Armories and the Militarization of the Urban Landscape
One of the most visible legacies was architectural. Alarmed city governments constructed massive fortress-like armories in urban centers—often with donations from wealthy industrialists. These imposing structures, built to resemble medieval castles, functioned as garrison points from which troops could rapidly deploy into working-class neighborhoods. The armory construction boom, which continued into the 1890s, underscored a new reality: class warfare was being embedded into the physical fabric of American cities. Every major city from New York to San Francisco acquired at least one such stronghold, a permanent reminder of the state’s readiness to defend property over people.
Race, Ethnicity, and the Limits of Solidarity
The strike also exposed the fault lines of race and ethnicity that employers would ruthlessly exploit. In St. Louis, the general strike had united black and white workers briefly, but this alliance was fragile and short-lived. Elsewhere, railroads and local authorities actively stoked racial animosity to fracture the labor movement. In Chicago, newspapers printed baseless claims that black strikebreakers were being imported from the South, inflaming white workers’ anger. In the aftermath, many railroads hired Chinese, Italian, and African American laborers as replacements, deliberately pitting ethnic groups against one another. The policy of divide and conquer became a standard union-busting tactic, setting back interracial working-class unity for generations. The Great Strike taught employers that racial and ethnic division was as powerful a weapon as the militia.
Key Figures and Their Roles
While the Great Strike was a leaderless, grassroots explosion, several individual figures embody its spirit and the era’s tensions.
- John Work Garrett: The president of the Baltimore & Ohio Railroad. A staunch advocate of laissez-faire, Garrett refused any compromise with the strikers, insisting that the wage cuts were necessary for the line’s survival. His iron stance in Martinsburg triggered the spiral of violence that consumed the nation.
- Governor Henry M. Mathews: The West Virginia governor who first called for federal troops. His decision opened the floodgates for similar requests across the country, transforming a local strike into a national crisis.
- Robert Ammon: A brakeman and a leader of the Pittsburgh strikers. Ammon helped organize the barricades and the defense of the city against the Philadelphia militia, becoming a folk hero for the working class. After the strike, he was blacklisted and spent years on the run, but his name remained a symbol of defiance.
- Albert Parsons: A former Confederate soldier turned radical Republican newspaper editor in Chicago. Parsons spoke to the massive crowds in Chicago, linking the railroad strike to broader demands for an eight-hour day and economic justice. He would later become a Haymarket martyr in 1887, making him one of the most consequential figures in American labor history.
- First Lady Lucy Webb Hayes: Her private diaries reveal a deep anxiety about the violence. While President Hayes acted decisively to crush the strike, Lucy expressed sympathy for the “poor laborers” who had been driven to desperation. Her unease mirrored that of many middle-class Americans who were torn between fear of the mob and empathy for the suffering.

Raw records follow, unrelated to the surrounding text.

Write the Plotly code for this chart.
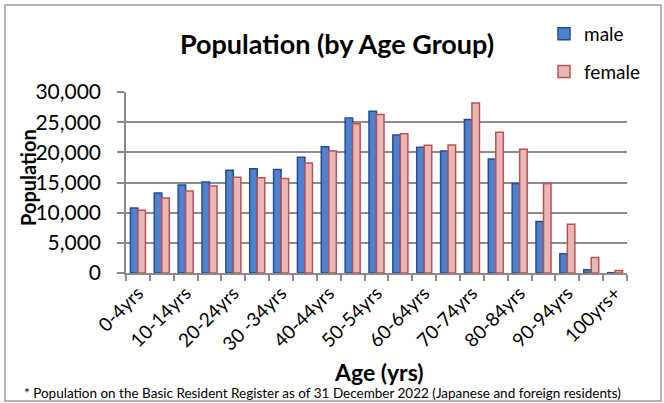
import plotly.graph_objects as go

categories = ["0-4yrs", "5-9yrs", "10-14yrs", "15-19yrs", "20-24yrs", "25-29yrs",
              "30 -34yrs", "35-39yrs", "40-44yrs", "45-49yrs", "50-54yrs", "55-59yrs",
              "60-64yrs", "65-69yrs", "70-74yrs", "75-79yrs", "80-84yrs", "85-89yrs",
              "90-94yrs", "95-99yrs", "100yrs+"]
male = [10770, 13270, 14600, 15100, 17050, 17270, 17170, 19170, 20930, 25670, 26830,
        22880, 20830, 20220, 25430, 18880, 14830, 8550, 3170, 550, 50]
female = [10380, 12430, 13600, 14430, 15880, 15770, 15670, 18220, 20220, 24720, 26270,
          23100, 21170, 21220, 28170, 23330, 20500, 14830, 8100, 2550, 430]
tick_text = [c if i % 2 == 0 else "" for i, c in enumerate(categories)]
y_ticks = [0, 5000, 10000, 15000, 20000, 25000, 30000]

FONT = "Lato, Open Sans, sans-serif"
W, H = 664, 403
L, R, T, B = 126, 37, 92, 130
pw, ph = W - L - R, H - T - B

def px(x):
    return (x - L) / pw

def py(y):
    return (H - B - y) / ph

fig = go.Figure()
fig.add_trace(go.Bar(x=categories, y=male, name="male",
                     marker=dict(color="#4F81CF", line=dict(color="#24508F", width=1.5)),
                     legendgroup="m"))
fig.add_trace(go.Bar(x=categories, y=female, name="female",
                     marker=dict(color="#E6B9B8", line=dict(color="#C0504D", width=1.5)),
                     legendgroup="f"))

fig.update_layout(
    width=W, height=H,
    margin=dict(l=L, r=R, t=T, b=B, autoexpand=False),
    paper_bgcolor="white", plot_bgcolor="white",
    barmode="group", bargap=0.37, bargroupgap=0.0,
    font=dict(family=FONT, color="black"),
    showlegend=True,
    legend=dict(x=px(544), y=py(15), xanchor="left", yanchor="top",
                font=dict(size=19, family=FONT), tracegroupgap=10,
                bgcolor="rgba(0,0,0,0)", itemwidth=30),
    title=dict(text="<b>Population (by Age Group)</b>", x=337 / W, xanchor="center",
               y=1 - 45 / H, yanchor="middle", font=dict(size=27, family=FONT)),
)

fig.update_xaxes(
    type="category", tickmode="array", tickvals=categories, ticktext=tick_text,
    tickangle=-45, tickfont=dict(size=19, family=FONT), automargin=False,
    tickson="boundaries", ticks="outside", ticklen=6, tickcolor="#8a8a8a", tickwidth=1.5,
    showline=True, linecolor="#8a8a8a", linewidth=1.5, showgrid=False,
)
fig.update_yaxes(
    range=[0, 30000], tickmode="array", tickvals=y_ticks, automargin=False,
    ticktext=[f"{v:,}" for v in y_ticks], tickfont=dict(size=21, family=FONT),
    ticks="outside", ticklen=7, tickcolor="#8a8a8a", tickwidth=1.5, ticklabelstandoff=12,
    showline=True, linecolor="#8a8a8a", linewidth=1.5,
    showgrid=True, gridcolor="#8c8c8c", gridwidth=1.5, zeroline=False,
)

fig.add_annotation(text="<b>Population</b>", textangle=-90, x=px(28), y=py(178),
                   xref="paper", yref="paper", showarrow=False,
                   xanchor="center", yanchor="middle",
                   font=dict(size=20, family=FONT))
fig.add_annotation(text="<b>Age (yrs)</b>", x=px(379), y=py(372),
                   xref="paper", yref="paper", showarrow=False,
                   xanchor="center", yanchor="middle",
                   font=dict(size=23, family=FONT))
fig.add_annotation(text="* Population on the Basic Resident Register as of 31 December 2022 (Japanese and foreign residents)",
                   x=px(322), y=py(393), xref="paper", yref="paper", showarrow=False,
                   xanchor="center", yanchor="middle",
                   font=dict(size=13.5, family=FONT))

fig.add_shape(type="rect", xref="paper", yref="paper",
              x0=px(5), x1=px(661), y0=py(401), y1=py(5),
              line=dict(color="#9a9a9a", width=1.5), fillcolor="rgba(0,0,0,0)", layer="below")

fig.write_html("out.html", config={"displayModeBar": False},
               post_script="document.body.style.margin='0px';document.body.style.overflow='hidden';")
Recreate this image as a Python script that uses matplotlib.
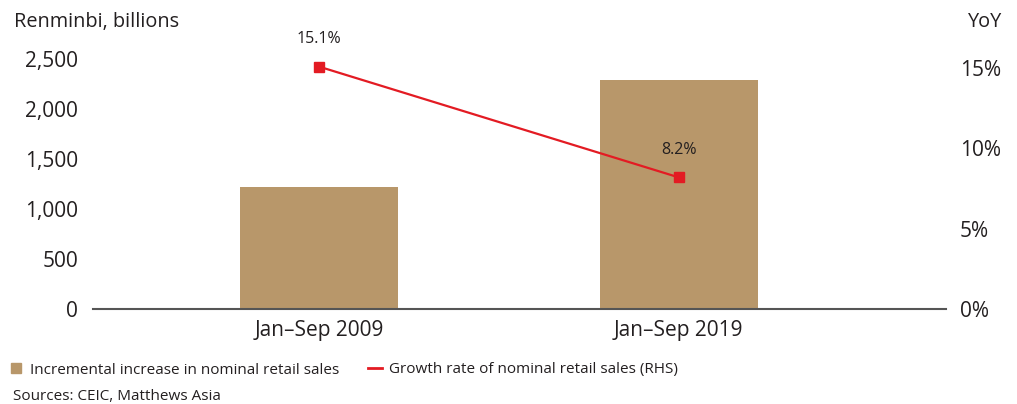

- Terence V. Powderly: Though not involved in the strike directly, Powderly was a Knights of Labor leader who capitalized on the unrest to build a national organization. He later became Grand Master Workman, pushing for the eight-hour day and the abolition of child labor. His rise was a direct consequence of the 1877 upheaval.
The Great Strike in Historical Memory
For generations, official accounts of 1877 portrayed it as an outburst of mob violence, a dangerous contagion that required a strong state to suppress. Textbooks described it as a “riot” or a “rebellion” led by foreign agitators and socialists. The burning of the Pittsburgh rail yards was attributed to “criminals and anarchists” rather than desperate workingmen. This narrative served to delegitimize labor organizing and justify the militarization of urban space.
However, beginning in the 1960s, labor historians reframed the Great Strike as a formative moment of class consciousness. The Digital History project emphasizes that the strike was a desperate response to the “wage slavery” that industrial workers faced—a system in which men worked themselves to the bone for poverty wages while railroad magnates grew fabulously rich. Today, the uprising is understood not merely as a railroad strike but as a national insurrection that revealed the deep rifts in Gilded Age society. The strikers were not lawless mobs; they were citizens exercising the only power they had—the refusal to work—against a system that denied them any other form of representation.
The memory of 1877 continues to resonate. In an era of widening inequality, renewed labor organizing, and debates over the role of government in economic life, the events of that bloody summer serve as a stark reminder of what can happen when workers’ dignity is crushed and peaceful redress is denied. The burning rail yards of Pittsburgh and the barricades of St. Louis taught a seminal American lesson: the struggle for economic justice is as volatile as it is essential. The strike also left a permanent mark on American culture—it inspired folk songs, workers’ poetry, and even the first labor-themed novels. The phrase “the Great Upheaval” entered the lexicon, a shorthand for a generation’s trauma and awakening.
Conclusion
The Great Railroad Strike of 1877 was more than a labor dispute; it was a nationwide crisis that tested the very fabric of the Republic. It laid bare the immense power imbalance of the industrial age and taught workers that their survival required organization beyond a single city or craft. Though it failed in its immediate objectives—the wage cuts remained, and the blacklists punished its participants—the strike’s legacy lived on in the fortified armories of urban America, the national unions that grew from its ashes, and the enduring knowledge that ordinary people could halt the nation’s commerce and force the government to respond. The memory of those summer days—when brakemen, firemen, factory hands, and housewives stood together against the might of the railroads and the army—reminds us that the pursuit of a fair society is often forged in moments of profound upheaval. The Great Strike of 1877 did not win its battle, but it changed the war.